Onshore Federal Lands

For wells on federal or tribal lands, the operator files an Application for Permit to Drill (APD) with the Bureau of Land Management (BLM). The BLM cannot approve the application until the operator satisfies the requirements of the National Environmental Policy Act, the National Historic Preservation Act, and the Endangered Species Act. After receiving the application, the BLM typically conducts an onsite inspection involving surface and mineral estate owners, resource specialists, and the operator. The BLM can approve the permit outright, approve it with modifications to protect site-specific resources, deny it, or defer action.7Bureau of Land Management. Applications for Permits to Drill An approved APD is valid for two years or until the lease expires, whichever comes first, with the possibility of a two-year extension.

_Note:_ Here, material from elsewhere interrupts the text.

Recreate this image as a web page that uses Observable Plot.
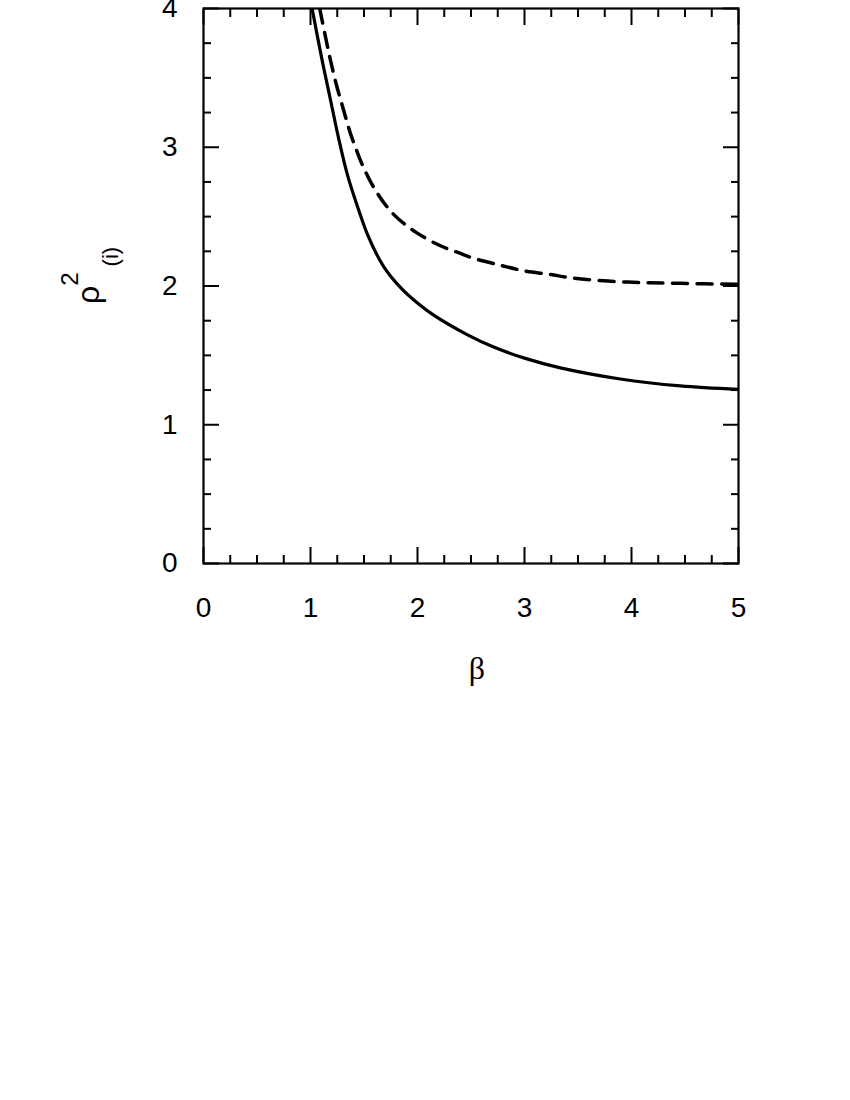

Wells on private or state-managed lands are permitted through the relevant state oil and gas regulatory agency. Each state sets its own requirements for permit applications, bonding, spacing, and environmental review.

From Appraisal to Field Development

When appraisal confirms a commercial discovery, the operator’s technical team builds a Field Development Plan. The FDP lays out the number and placement of development wells, the surface facilities needed for processing and transportation, and the projected production timeline. On the Outer Continental Shelf, the operator must submit a Development and Production Plan to BOEM, which reviews and approves it before any construction or production can begin.6Bureau of Ocean Energy Management. Exploration and Development Plans

The final gate before committing capital is the Final Investment Decision, a formal authorization by the operator’s board and any joint venture partners to fund the full development. For a major offshore project, this can mean committing billions of dollars to platforms, subsea infrastructure, and pipelines. The reservoir model built during appraisal provides the technical foundation for that commitment. If the model is wrong, the entire investment is at risk.

Once the FID is made, development drilling begins in phases. The original appraisal wells may be repurposed as production wells or monitoring wells if their location and mechanical condition allow it. Others are plugged and abandoned. Either way, every development decision traces back to the data those appraisal wells collected.